Virtually no details were released June 8 when the Food and Drug Administration revealed the outbreak in a weekly data table.
Today a spokesperson from the Centers of Disease and Control and Prevention said the most recent patient to become ill had symptom onset in late April. Six people have been confirmed as outbreak patients.
“If the information we collect indicates that there could be an ongoing risk to the public, we will issue a Food Safety Alert,” the CDC spokesperson told Food Safety News.
Neither the CDC nor the FDA have reported how long they have been aware of the illnesses.
In its CORE outbreak data table, the Food and Drug Administration reported that investigators have begun traceback efforts, but they have not identified a species source of the pathogen. Most Salmonella infections come from contaminated food. Very small amounts of the microscopic organism can cause serious illnesses in humans.

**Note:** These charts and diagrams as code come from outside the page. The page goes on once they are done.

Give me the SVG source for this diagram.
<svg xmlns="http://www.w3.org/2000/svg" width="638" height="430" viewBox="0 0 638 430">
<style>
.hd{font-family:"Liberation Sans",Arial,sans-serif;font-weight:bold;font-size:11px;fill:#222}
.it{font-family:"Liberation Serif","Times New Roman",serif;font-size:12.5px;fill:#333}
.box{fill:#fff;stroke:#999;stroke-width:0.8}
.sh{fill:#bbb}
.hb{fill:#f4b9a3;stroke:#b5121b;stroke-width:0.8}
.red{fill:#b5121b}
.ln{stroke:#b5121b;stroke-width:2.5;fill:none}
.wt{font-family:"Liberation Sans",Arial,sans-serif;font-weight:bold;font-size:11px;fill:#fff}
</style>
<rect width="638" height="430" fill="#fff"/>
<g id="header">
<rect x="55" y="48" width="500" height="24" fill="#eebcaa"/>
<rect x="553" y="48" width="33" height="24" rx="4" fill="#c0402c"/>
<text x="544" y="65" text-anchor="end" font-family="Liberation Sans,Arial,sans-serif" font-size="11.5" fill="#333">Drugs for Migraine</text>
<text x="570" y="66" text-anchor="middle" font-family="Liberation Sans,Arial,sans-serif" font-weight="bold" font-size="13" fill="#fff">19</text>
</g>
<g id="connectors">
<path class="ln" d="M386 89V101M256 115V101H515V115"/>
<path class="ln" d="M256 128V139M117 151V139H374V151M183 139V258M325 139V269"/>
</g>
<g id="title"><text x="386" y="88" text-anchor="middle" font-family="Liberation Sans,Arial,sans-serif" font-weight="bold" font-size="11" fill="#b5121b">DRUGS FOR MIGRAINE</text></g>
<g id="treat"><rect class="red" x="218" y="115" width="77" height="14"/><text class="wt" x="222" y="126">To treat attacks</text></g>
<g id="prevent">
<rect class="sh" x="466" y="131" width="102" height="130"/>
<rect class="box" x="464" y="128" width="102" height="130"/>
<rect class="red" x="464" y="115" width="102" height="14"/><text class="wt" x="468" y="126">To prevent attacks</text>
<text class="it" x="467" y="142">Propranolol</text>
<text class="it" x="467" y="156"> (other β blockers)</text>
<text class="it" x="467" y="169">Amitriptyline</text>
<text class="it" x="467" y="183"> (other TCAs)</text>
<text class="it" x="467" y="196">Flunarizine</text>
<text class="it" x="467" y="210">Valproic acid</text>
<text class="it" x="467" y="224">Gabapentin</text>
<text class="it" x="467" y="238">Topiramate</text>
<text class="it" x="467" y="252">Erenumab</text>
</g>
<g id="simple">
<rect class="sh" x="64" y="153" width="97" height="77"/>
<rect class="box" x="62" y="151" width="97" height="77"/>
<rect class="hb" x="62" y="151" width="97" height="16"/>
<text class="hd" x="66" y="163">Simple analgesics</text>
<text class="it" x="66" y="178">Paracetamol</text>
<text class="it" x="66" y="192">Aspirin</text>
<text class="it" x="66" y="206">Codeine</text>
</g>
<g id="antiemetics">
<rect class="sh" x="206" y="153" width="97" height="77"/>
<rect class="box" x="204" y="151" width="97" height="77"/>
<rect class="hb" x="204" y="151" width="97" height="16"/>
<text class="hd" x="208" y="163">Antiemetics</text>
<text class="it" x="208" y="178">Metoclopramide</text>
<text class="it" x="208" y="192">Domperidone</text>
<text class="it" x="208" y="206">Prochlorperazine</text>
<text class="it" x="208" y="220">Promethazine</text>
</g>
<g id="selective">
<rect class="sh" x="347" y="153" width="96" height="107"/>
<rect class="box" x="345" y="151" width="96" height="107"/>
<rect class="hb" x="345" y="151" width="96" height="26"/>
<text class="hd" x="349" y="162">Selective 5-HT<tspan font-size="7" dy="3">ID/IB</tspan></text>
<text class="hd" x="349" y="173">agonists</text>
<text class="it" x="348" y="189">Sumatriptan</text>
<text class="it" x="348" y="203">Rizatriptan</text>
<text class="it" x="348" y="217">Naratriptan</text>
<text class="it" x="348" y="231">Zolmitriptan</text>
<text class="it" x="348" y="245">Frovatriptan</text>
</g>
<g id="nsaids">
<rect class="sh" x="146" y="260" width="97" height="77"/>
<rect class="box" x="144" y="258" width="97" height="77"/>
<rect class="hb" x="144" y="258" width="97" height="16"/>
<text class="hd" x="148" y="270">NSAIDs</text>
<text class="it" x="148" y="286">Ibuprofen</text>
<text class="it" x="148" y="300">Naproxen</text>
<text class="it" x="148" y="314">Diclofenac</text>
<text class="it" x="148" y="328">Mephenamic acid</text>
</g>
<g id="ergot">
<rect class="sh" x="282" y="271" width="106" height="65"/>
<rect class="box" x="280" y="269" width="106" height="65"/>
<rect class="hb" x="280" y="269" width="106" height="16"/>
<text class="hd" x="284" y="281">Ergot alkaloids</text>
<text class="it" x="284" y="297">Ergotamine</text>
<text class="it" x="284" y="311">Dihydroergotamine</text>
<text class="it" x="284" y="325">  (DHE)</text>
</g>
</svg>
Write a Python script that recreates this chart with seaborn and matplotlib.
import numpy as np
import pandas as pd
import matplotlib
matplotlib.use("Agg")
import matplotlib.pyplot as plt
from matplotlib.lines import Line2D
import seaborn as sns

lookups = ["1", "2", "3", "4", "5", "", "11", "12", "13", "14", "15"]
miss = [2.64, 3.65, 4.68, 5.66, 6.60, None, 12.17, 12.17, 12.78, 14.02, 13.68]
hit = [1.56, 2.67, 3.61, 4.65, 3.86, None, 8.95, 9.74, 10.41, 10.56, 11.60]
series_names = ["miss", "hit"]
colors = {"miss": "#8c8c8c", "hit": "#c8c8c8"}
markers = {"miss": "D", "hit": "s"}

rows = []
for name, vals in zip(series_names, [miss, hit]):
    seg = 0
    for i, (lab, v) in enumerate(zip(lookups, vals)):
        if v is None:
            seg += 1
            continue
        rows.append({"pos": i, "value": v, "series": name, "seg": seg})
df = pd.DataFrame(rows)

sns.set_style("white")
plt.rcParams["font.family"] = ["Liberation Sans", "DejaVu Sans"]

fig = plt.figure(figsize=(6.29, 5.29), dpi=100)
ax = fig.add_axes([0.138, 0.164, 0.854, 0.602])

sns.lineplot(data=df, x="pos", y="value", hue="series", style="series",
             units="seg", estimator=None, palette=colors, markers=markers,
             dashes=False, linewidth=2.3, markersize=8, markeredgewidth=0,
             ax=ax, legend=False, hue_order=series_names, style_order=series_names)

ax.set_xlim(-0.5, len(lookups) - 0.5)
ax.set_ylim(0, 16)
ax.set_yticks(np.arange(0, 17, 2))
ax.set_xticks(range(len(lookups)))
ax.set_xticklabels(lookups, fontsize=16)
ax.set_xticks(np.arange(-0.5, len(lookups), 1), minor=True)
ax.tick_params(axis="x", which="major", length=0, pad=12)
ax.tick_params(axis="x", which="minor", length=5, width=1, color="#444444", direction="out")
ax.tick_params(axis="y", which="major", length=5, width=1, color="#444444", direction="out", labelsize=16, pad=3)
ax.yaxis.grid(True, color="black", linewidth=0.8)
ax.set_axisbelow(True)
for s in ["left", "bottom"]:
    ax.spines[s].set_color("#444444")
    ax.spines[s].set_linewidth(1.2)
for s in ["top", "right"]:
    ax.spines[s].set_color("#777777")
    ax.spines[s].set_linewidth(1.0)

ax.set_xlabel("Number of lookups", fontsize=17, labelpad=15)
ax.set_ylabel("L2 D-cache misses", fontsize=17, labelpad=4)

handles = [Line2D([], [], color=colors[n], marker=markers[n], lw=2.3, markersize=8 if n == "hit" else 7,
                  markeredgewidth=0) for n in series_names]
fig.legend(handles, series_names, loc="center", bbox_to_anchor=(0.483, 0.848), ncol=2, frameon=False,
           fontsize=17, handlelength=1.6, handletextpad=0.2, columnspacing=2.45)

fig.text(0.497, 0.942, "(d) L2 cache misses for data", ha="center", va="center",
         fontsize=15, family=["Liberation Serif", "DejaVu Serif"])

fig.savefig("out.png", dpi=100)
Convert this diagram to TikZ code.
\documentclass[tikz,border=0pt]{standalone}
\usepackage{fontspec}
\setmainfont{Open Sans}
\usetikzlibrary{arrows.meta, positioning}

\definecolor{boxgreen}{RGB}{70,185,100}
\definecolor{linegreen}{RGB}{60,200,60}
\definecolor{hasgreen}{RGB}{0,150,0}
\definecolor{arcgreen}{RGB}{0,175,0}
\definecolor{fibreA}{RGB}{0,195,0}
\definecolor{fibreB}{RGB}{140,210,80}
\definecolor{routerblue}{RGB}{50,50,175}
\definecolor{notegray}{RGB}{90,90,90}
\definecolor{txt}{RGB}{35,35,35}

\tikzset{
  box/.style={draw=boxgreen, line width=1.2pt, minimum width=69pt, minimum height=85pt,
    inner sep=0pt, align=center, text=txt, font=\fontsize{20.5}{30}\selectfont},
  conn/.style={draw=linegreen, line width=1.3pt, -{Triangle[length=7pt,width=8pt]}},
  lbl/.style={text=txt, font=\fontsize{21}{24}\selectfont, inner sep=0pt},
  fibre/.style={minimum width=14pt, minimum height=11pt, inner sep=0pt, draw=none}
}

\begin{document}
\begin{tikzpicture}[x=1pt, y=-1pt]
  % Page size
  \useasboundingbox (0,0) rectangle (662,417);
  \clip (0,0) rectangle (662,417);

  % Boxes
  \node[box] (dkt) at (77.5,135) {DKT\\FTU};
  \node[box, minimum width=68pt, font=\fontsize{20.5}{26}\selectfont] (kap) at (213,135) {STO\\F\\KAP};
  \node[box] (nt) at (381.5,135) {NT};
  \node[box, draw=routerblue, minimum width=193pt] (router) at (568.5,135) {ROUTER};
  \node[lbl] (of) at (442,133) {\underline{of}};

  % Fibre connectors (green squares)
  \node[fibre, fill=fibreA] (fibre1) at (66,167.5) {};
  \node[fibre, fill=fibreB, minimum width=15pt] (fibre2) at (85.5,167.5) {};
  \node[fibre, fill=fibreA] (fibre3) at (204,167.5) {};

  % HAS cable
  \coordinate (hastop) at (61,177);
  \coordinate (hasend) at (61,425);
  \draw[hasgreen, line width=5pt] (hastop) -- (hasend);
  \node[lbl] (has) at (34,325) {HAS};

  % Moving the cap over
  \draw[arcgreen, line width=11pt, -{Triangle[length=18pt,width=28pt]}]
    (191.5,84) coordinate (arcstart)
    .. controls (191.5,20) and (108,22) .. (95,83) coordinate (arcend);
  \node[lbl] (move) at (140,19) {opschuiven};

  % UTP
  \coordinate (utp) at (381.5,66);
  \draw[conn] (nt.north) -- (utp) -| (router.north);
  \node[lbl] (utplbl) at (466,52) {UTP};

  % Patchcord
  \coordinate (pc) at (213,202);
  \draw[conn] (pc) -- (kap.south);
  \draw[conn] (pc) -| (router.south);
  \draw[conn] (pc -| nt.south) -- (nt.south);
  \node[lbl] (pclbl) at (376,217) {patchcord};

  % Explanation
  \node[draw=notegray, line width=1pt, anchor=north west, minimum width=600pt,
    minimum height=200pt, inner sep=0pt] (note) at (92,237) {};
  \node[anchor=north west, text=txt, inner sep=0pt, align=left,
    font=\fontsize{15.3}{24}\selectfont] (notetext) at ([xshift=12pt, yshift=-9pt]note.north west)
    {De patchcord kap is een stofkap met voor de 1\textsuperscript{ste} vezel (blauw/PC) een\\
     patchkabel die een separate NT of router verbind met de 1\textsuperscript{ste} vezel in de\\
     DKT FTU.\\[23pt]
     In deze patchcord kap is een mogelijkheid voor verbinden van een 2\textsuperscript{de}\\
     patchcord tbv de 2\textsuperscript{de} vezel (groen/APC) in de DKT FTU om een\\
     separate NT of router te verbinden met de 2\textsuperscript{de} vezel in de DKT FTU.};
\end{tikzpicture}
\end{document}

About Salmonella infections
Food contaminated with Salmonella bacteria does not usually look, smell, or taste spoiled. Anyone can become sick with a Salmonella infection. Infants, children, seniors, and people with weakened immune systems are at higher risk of serious illness because their immune systems are fragile, according to the CDC.
Anyone who has developed symptoms of Salmonella infection should seek medical attention. Sick people should tell their doctors about the possible exposure to Salmonella bacteria because special tests are necessary to diagnose salmonellosis. Salmonella infection symptoms can mimic other illnesses, frequently leading to misdiagnosis.
Symptoms of Salmonella infection can include diarrhea, abdominal cramps, and fever within 12 to 72 hours after eating contaminated food. Otherwise, healthy adults are usually sick for four to seven days. In some cases, however, diarrhea may be so severe that patients require hospitalization.
Older adults, children, pregnant women, and people with weakened immune systems, such as cancer patients, are more likely to develop a severe illness and serious, sometimes life-threatening conditions.
Some people get infected without getting sick or showing any symptoms. However, they may still spread the infections to others.